For student media, the risk of prosecution under a statute intended to criminalize revenge porn would be greatest in a situation such as the East Carolina streaking case, where a person’s public nudity becomes part of a newsworthy story. These laws should have no application to a typical sex-themed issue of a campus newspaper in which models have given consent to be shown unclothed.

Hannah Cleveland, editor-in-chief of Clemson University’s student newspaper, The Tiger, said she often worries about whether she should publish a newsworthy image although the subject is controversial. In October, The Tiger’s staff released its first sex issue since 2008, which covered a variety of content on sexual health, diversity and entertainment.

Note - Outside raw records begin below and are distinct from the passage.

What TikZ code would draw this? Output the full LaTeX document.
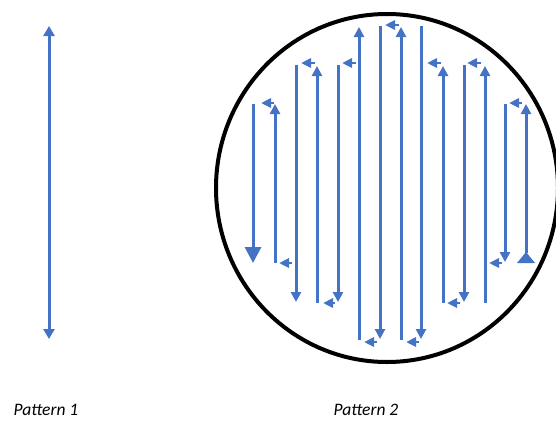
\documentclass[tikz,border=0pt]{standalone}
\usepackage{fontspec}
\setmainfont{Carlito}
\usetikzlibrary{arrows.meta}
\definecolor{runblue}{HTML}{4472C4}
\tikzset{
  run/.style={draw=runblue, line width=3pt},
  up/.style={run, -{Triangle[width=10pt,length=10pt]}},
  down/.style={run, -{Triangle[width=10pt,length=10pt]}},
  hop/.style={draw=runblue, line width=2.5pt, -{Triangle[width=9pt,length=10pt]}},
  caption/.style={anchor=west, font=\fontsize{17.5}{20}\selectfont\itshape}
}
\begin{document}
\begin{tikzpicture}[x=1pt, y=-1pt]
\useasboundingbox (0,0) rectangle (556,423);
% pattern 1
\draw[run, {Triangle[width=11pt,length=10pt]}-{Triangle[width=11pt,length=10pt]}] (49,26) -- (49,339);
\node[caption] (p1) at (10,410) {Pattern 1};
% pattern 2: wafer outline
\draw[line width=4pt] (387,188) ellipse [x radius=171, y radius=174];
% downward runs
\draw[run, -{Triangle[width=16pt,length=16pt]}] (253,104) -- (253,263);
\draw[down] (296,65) -- (296,302);
\draw[down] (338,65) -- (338,302);
\draw[down] (380,26) -- (380,339);
\draw[down] (421,26) -- (421,339);
\draw[down] (464,65) -- (464,302);
\draw[down] (505,104) -- (505,262);
% upward runs
\draw[up] (275,263) -- (275,104);
\draw[up] (317,303) -- (317,66);
\draw[up] (359,340) -- (359,27);
\draw[up] (401,340) -- (401,27);
\draw[up] (443,303) -- (443,66);
\draw[up] (485,303) -- (485,66);
\draw[up] (526,253) -- (526,104);
\fill[runblue] (517,263) -- (535,263) -- (526,252) -- cycle;
% hops at the top
\draw[hop] (274,103) -- (261,103);
\draw[hop] (315,63) -- (301,63);
\draw[hop] (356,63) -- (342,63);
\draw[hop] (399,25) -- (385,25);
\draw[hop] (441,63) -- (427,63);
\draw[hop] (481,63) -- (467,63);
\draw[hop] (522,103) -- (509,103);
% hops at the bottom
\draw[hop] (292,263) -- (279,263);
\draw[hop] (335,303) -- (323,303);
\draw[hop] (377,342) -- (364,342);
\draw[hop] (419,342) -- (406,342);
\draw[hop] (460,303) -- (447,303);
\draw[hop] (502,263) -- (489,263);
\node[caption] (p2) at (330,410) {Pattern 2};
\end{tikzpicture}
\end{document}
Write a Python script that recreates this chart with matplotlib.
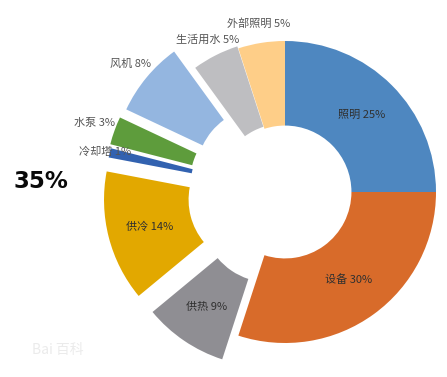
import matplotlib
matplotlib.use("Agg")
import matplotlib.pyplot as plt
import numpy as np

plt.rcParams['font.family'] = ['Noto Sans CJK SC', 'DejaVu Sans']

# Data
categories = ['照明', '设备', '供热', '供冷', '冷却塔', '水泵', '风机', '生活用水', '外部照明']
values = [25, 30, 9, 14, 1, 3, 8, 5, 5]
highlight_text = '35%'

# Styles
colors = ['#4E87C0', '#D86B2A', '#8F8E93', '#E2A800', '#3262B0',
          '#5E9C3C', '#94B6E0', '#BEBEC1', '#FECE88']
explode = [0, 0, 0.19, 0.205, 0.19, 0.2, 0.19, 0.015, 0]
label_dist = [0.72, 0.72, 0.73, 0.72, 1.03, 1.14, 1.14, 1.12, 1.13]
label_color = ['#303030', '#303030', '#303030', '#303030', '#555555',
               '#555555', '#555555', '#555555', '#555555']

W, H = 447, 377
CX, CY, R = 285, 192, 151

fig = plt.figure(figsize=(W / 100, H / 100), dpi=100)
ax = fig.add_axes([0, 0, 1, 1])
ax.axis('off')

wedges, _ = ax.pie(values, colors=colors, explode=explode, startangle=90,
                   counterclock=False, radius=1.0, center=(0, 0),
                   wedgeprops=dict(width=0.56, linewidth=0))
ax.set_xlim((0 - CX) / R, (W - CX) / R)
ax.set_ylim((CY - H) / R, CY / R)
ax.set_aspect('auto')

for w, cat, v, d, c in zip(wedges, categories, values, label_dist, label_color):
    th = np.deg2rad((w.theta1 + w.theta2) / 2)
    cx, cy = w.center
    x = cx + d * np.cos(th)
    y = cy + d * np.sin(th)
    ax.text(x, y, f'{cat} {v}%', ha='center', va='center', fontsize=8, color=c)

def px(x, y):
    return ((x - CX) / R, (CY - y) / R)

ax.text(*px(41, 182), highlight_text, ha='center', va='center', fontsize=16.5,
        fontweight='bold', color='#0a0a0a', family=['DejaVu Sans'])
ax.text(*px(58, 350), 'Bai 百科', ha='center', va='center', fontsize=10,
        color='#ebebeb')

fig.savefig('out.png', dpi=100, facecolor='white')
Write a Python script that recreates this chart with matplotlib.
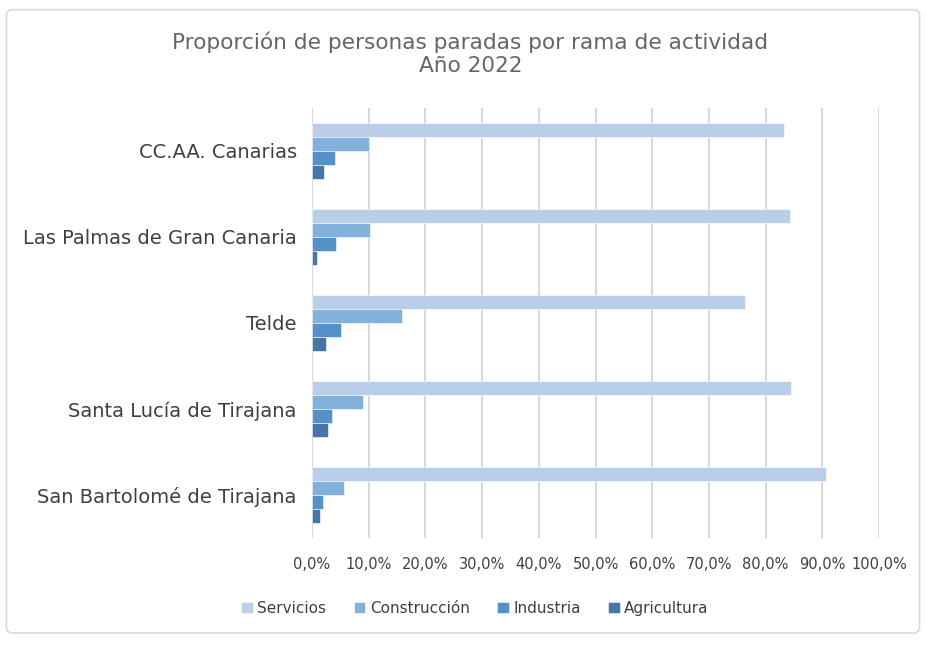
import numpy as np
import matplotlib
matplotlib.use('Agg')
import matplotlib.pyplot as plt
from matplotlib.patches import FancyBboxPatch

# data (percent)
categories = ['CC.AA. Canarias', 'Las Palmas de Gran Canaria', 'Telde',
              'Santa Lucía de Tirajana', 'San Bartolomé de Tirajana']
servicios = [83.3, 84.3, 76.4, 84.4, 90.7]
construccion = [10.0, 10.3, 15.8, 9.0, 5.6]
industria = [4.0, 4.3, 5.1, 3.5, 2.0]
agricultura = [2.2, 0.9, 2.5, 2.8, 1.4]
series_names = ['Servicios', 'Construcción', 'Industria', 'Agricultura']
colors = ['#B9CEE8', '#84B0DC', '#5591C8', '#4676A8']

fig = plt.figure(figsize=(9.26, 6.46), dpi=100)
fig.patches.append(FancyBboxPatch((0.007, 0.02), 0.986, 0.965,
                                  boxstyle='round,pad=0,rounding_size=0.008',
                                  transform=fig.transFigure, fill=False,
                                  edgecolor='#D9D9D9', linewidth=1.2))

ax = fig.add_axes([312 / 926, 1 - 538 / 646, (879 - 312) / 926, 430 / 646])

y = np.arange(len(categories))
h = 0.163
all_series = [servicios, construccion, industria, agricultura]
for k, (vals, name, c) in enumerate(zip(all_series, series_names, colors)):
    ax.barh(y - 1.5 * h + k * h, vals, height=h, color=c, label=name,
            edgecolor='white', linewidth=0.4, zorder=3)

ax.set_xlim(0, 100)
ax.set_ylim(len(categories) - 0.5, -0.5)
ax.set_xticks(np.arange(0, 101, 10))
ax.set_xticklabels([f'{v:.1f}%'.replace('.', ',') for v in range(0, 101, 10)],
                   fontsize=10.5, color='#404040')
ax.set_yticks(y)
ax.set_yticklabels(categories, fontsize=14, color='#404040')
ax.tick_params(length=0)
ax.tick_params(axis='y', pad=11)
ax.tick_params(axis='x', pad=14)
ax.grid(axis='x', color='#D9D9D9', linewidth=1.5, zorder=0)
for s in ax.spines.values():
    s.set_visible(False)

fig.text(0.508, 0.917, 'Proporción de personas paradas por rama de actividad\nAño 2022',
         ha='center', va='center', fontsize=15.6, color='#666666', linespacing=1.2)

fig.legend(loc='center', bbox_to_anchor=(0.513, 0.058), ncol=4, frameon=False,
           fontsize=11, handlelength=0.75, handleheight=0.75, columnspacing=1.8,
           handletextpad=0.3, labelcolor='#404040')

fig.savefig('out.png', dpi=100, facecolor='white')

“I feel like we did a good job of making it tasteful while still being attractive for people to pick up, but some people disagreed,” said Cleveland, who was the associate editor at the time the sex issue hit stands. “They felt like we were maybe pushing the line a little bit too much having essentially fully nude people on our front cover, but in the end it turned out great.”

As long as she and her colleagues can justify their decision to run with an image, then it’s worth it.

For Cleveland, it’s important as a team of college journalists to “be bold” when publishing content.

“Just push the limits and stretch yourself, and do try to approach these kinds of issues that may make some people uncomfortable, because what is a newspaper that’s not a vehicle for conversation?” she said. “We’re supposed to be the people who can lead these discussions and get people people to talk about things, so just do what you have to do to make that happen.”